Compreende-se que o ministro esteja revoltado com as críticas que recebeu pelos habeas corpus concedidos ao controvertido Daniel Dantas, tão controvertido que está sendo processado seguidamente por remessa ilegal de divisas para o exterior e sonegação fiscal. São muitos os processos. Ele não os explica, tampouco deles se defende. Escolheu o silêncio permanente, uma defesa na verdade subumana, já que a vida é palavra, é movimento. A imprensa, por isso, exerce o seu direito (social) de cobrar esclarecimentos.

As acusações são graves. Prisões preventivas ou temporárias são decretadas e reformadas. Mas fica a sombra de seu reflexo sobre a opinião pública. É um direito fundamental obter-se explicações dos poderes constituídos, um deles o Judiciário. Difícil a todos nós entender como ações comuns arrastam-se por 15 ou 20 anos e habeas corpus são concedidos em dois dias. Não quero dizer com isso que os habeas corpus não tenham razão de ser. Desejo acentuar que a compreensão popular em torno do contraste torna-se difícil. A enorme maioria da população do País não é formada por juristas. Daí vem uma sensação de angústia.

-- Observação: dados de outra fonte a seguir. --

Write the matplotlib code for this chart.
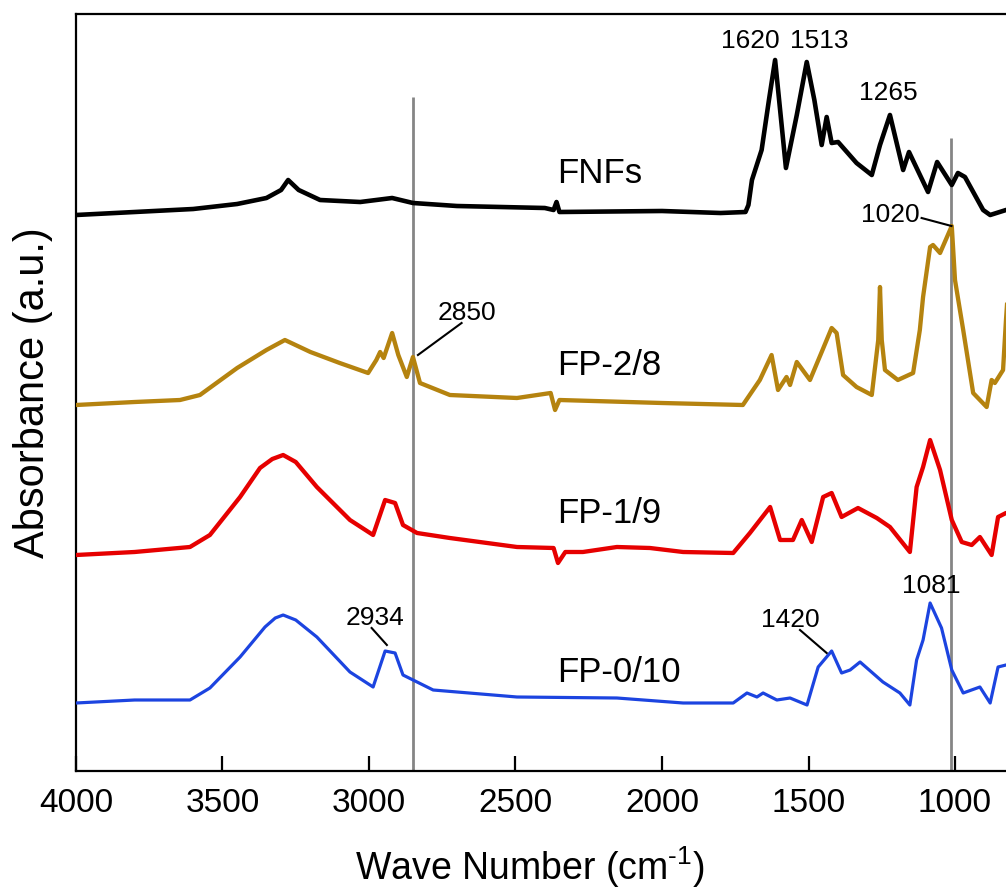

Sobretudo porque direitos fundamentais não são apenas para garantir a liberdade dos acusados, mas para assegurar a existência de todos. Na cidade do Rio de Janeiro, não há liberdade de ir e vir. Isso de um lado. De outro, a opinião pública não consegue entender como um assassino hediondo como o jornalista Pimenta Neves consegue obter um habeas corpus para recorrer em liberdade contra a sentença que o condenou a 19 anos de prisão e não consegue a mesma faculdade um ladrão que, na cidade de Fortaleza, tentou arrebatar um cordão do próprio ministro Gilmar Mendes.

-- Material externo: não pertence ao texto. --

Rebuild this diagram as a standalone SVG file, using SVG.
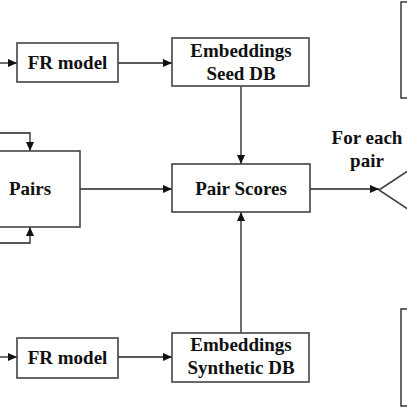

Difícil. A sociedade tampouco entende como um homem como Maluf, na conta de quem foram depositados 442 milhões de dólares no Citibank da Ilha Jersey, permanece livre até exercendo o mandato de deputado federal. Como o ex-fiscal Silveirinha e seus companheiros permanecem em liberdade apesar de condenados, apesar de possuírem 34 milhões de dólares em bancos suíços.

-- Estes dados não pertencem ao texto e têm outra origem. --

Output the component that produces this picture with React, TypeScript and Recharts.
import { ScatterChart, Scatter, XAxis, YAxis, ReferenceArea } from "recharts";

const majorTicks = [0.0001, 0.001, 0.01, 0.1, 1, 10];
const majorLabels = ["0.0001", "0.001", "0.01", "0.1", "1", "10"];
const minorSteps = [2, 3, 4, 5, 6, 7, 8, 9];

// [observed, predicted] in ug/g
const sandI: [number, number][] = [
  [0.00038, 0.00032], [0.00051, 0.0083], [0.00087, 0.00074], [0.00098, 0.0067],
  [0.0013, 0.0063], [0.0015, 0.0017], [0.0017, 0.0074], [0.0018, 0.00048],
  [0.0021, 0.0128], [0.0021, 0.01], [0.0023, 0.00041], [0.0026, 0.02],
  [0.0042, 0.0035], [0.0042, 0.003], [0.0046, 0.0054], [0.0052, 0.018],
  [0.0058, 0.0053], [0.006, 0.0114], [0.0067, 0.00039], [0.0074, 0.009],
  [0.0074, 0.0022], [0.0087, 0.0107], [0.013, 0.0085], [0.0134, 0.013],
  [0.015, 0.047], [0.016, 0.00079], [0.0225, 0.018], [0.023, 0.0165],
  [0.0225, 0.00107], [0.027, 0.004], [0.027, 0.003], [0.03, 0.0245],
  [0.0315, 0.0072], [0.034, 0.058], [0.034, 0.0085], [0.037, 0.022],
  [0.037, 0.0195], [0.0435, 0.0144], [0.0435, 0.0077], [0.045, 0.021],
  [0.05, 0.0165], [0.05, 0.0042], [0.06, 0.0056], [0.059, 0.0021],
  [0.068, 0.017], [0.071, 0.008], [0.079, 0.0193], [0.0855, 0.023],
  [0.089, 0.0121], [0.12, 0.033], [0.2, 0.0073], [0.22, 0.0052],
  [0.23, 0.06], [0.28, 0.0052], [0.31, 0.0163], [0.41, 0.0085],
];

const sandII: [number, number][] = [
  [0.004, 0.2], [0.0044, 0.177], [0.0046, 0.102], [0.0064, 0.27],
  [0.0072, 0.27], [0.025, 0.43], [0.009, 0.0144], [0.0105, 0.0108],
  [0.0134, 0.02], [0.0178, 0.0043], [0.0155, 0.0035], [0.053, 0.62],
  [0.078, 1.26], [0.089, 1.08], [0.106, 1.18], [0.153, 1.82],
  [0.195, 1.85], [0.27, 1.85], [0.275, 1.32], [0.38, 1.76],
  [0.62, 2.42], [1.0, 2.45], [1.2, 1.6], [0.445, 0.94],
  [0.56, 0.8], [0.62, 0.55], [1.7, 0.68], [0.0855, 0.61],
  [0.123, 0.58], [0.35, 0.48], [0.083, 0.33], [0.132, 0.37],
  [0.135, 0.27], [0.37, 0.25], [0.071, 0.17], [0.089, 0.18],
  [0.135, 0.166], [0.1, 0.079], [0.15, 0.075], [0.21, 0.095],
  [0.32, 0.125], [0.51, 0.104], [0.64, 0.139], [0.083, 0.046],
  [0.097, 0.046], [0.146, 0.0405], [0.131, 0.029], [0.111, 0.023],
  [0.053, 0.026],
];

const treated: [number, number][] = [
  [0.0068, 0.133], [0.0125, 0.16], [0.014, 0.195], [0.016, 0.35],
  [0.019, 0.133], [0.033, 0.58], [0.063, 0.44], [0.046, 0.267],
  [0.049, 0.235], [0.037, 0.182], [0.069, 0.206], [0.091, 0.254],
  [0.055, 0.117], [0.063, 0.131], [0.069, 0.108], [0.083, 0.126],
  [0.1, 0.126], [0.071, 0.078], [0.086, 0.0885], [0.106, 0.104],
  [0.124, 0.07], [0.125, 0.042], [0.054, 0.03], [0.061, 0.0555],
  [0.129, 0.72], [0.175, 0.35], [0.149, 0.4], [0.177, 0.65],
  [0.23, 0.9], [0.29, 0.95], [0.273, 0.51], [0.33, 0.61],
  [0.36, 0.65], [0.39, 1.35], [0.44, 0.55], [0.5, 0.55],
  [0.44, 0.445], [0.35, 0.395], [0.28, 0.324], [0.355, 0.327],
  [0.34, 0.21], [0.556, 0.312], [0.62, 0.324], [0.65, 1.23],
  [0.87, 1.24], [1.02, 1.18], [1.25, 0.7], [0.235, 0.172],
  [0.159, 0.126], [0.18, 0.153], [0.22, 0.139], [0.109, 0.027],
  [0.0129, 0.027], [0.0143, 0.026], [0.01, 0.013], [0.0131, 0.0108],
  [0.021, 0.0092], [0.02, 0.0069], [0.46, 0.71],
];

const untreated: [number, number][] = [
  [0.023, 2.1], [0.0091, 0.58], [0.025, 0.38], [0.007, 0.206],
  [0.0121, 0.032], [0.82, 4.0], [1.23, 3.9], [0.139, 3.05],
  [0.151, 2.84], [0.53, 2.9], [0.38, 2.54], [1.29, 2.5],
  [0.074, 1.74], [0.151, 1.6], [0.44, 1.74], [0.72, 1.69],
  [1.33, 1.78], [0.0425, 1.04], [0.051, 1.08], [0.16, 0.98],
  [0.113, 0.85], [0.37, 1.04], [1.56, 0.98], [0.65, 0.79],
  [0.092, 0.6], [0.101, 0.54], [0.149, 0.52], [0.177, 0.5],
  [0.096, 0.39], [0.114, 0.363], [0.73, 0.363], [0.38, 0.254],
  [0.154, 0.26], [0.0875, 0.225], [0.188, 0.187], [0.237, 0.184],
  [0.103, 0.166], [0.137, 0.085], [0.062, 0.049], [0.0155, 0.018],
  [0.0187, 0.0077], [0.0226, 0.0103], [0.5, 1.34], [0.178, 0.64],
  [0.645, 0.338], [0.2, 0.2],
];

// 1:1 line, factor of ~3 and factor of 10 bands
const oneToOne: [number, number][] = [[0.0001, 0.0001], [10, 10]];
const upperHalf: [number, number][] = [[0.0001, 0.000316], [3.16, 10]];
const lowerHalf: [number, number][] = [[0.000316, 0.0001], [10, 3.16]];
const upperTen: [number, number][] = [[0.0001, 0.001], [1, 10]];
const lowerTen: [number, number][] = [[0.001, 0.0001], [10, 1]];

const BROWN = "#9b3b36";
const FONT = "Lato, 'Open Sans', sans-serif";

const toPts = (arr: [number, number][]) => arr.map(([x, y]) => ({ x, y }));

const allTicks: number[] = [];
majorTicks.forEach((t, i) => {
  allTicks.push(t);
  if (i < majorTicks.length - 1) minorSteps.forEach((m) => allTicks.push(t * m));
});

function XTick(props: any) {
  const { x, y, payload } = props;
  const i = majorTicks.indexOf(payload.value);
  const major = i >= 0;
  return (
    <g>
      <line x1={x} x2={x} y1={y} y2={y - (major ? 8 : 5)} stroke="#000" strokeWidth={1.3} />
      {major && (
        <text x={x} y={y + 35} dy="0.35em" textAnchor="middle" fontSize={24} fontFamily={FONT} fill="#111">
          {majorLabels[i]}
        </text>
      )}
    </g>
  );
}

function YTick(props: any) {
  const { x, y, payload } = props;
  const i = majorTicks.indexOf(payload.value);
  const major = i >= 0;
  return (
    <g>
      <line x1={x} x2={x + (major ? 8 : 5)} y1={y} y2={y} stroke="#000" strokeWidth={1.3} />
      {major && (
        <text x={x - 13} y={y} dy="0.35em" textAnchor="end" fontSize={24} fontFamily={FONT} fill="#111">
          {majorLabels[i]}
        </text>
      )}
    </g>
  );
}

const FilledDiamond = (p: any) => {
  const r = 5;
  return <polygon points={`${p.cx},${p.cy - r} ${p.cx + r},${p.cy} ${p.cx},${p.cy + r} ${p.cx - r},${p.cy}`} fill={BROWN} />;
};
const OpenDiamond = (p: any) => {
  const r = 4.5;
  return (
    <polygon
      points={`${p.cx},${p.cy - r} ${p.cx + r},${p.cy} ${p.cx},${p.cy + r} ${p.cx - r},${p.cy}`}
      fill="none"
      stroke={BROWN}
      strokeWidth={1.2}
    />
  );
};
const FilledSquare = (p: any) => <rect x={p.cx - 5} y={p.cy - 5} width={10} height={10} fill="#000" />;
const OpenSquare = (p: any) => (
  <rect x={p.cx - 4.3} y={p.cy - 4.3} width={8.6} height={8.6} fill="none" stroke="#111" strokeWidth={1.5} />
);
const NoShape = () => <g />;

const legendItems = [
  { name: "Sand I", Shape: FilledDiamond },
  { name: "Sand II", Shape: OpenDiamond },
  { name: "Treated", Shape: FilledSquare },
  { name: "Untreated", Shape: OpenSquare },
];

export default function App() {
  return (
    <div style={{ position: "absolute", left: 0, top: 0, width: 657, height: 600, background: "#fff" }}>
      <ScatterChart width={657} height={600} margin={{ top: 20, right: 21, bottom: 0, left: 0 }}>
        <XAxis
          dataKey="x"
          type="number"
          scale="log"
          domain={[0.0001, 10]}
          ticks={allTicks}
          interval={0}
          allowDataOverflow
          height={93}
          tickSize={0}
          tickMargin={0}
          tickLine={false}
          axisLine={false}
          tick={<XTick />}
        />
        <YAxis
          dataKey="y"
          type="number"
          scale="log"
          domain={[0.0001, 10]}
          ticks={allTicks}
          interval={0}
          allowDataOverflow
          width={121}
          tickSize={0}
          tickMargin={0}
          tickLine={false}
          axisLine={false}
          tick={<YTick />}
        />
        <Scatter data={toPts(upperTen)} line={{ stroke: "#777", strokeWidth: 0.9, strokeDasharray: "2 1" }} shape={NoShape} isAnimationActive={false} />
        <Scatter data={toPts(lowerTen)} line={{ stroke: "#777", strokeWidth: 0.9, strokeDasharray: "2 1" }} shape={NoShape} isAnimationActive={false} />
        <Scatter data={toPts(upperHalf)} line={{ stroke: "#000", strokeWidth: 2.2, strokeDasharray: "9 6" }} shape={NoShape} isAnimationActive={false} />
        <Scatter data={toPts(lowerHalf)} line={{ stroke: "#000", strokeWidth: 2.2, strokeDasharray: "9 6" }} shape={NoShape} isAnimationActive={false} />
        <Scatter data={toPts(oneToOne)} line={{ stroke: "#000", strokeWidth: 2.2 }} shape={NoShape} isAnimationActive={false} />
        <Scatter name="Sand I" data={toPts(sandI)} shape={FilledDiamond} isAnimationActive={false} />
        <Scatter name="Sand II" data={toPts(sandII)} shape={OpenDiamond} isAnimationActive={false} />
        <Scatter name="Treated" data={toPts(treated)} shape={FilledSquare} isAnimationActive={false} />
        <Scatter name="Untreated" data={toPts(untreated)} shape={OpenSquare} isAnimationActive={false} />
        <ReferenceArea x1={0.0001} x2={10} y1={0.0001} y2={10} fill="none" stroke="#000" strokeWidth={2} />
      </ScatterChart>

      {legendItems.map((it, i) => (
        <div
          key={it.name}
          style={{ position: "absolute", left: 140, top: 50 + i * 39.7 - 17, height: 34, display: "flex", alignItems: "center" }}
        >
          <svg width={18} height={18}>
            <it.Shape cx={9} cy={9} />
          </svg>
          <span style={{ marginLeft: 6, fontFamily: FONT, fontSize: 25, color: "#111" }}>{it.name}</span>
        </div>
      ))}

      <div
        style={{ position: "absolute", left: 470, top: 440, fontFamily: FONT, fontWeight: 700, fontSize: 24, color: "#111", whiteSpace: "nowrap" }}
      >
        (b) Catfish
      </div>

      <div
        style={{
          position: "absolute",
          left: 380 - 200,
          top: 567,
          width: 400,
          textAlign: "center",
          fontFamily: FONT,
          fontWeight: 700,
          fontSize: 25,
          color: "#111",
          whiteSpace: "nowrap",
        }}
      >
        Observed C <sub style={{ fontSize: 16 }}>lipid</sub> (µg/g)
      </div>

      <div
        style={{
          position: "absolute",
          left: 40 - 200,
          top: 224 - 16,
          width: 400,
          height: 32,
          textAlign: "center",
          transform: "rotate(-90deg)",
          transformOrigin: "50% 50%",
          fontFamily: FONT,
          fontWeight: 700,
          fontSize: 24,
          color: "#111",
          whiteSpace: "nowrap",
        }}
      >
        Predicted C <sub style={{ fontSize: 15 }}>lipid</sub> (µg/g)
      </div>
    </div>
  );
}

Inclusive, há poucos dias, esta TRIBUNA DA IMPRENSA publicou que a Justiça suíça dirigiu-se à chancelaria brasileira procurando saber como será possível repatriar o produto das comissões ilegais que proporcionaram tal montante. Ainda não houve resposta. Há uma série de outros réus condenados, mas gozando de liberdade porque conseguiram habeas corpus até esgotarem o último recurso judicial. Como não há prazo legal para a decisão derradeira, eles vão em frente. E "La nave va", como no flime de fellini.

Mas enquanto a nave vai para um lado, os que vivem do trabalho honesto no Brasil vão para outro. O da perplexidade. Observam, com desencanto, que os acusados de crimes, na realidade, saem-se melhor do que os que não são acusados de nada. Será que somos os outros de que falou Sartre? Os criminosos no céu e os honestos no inferno?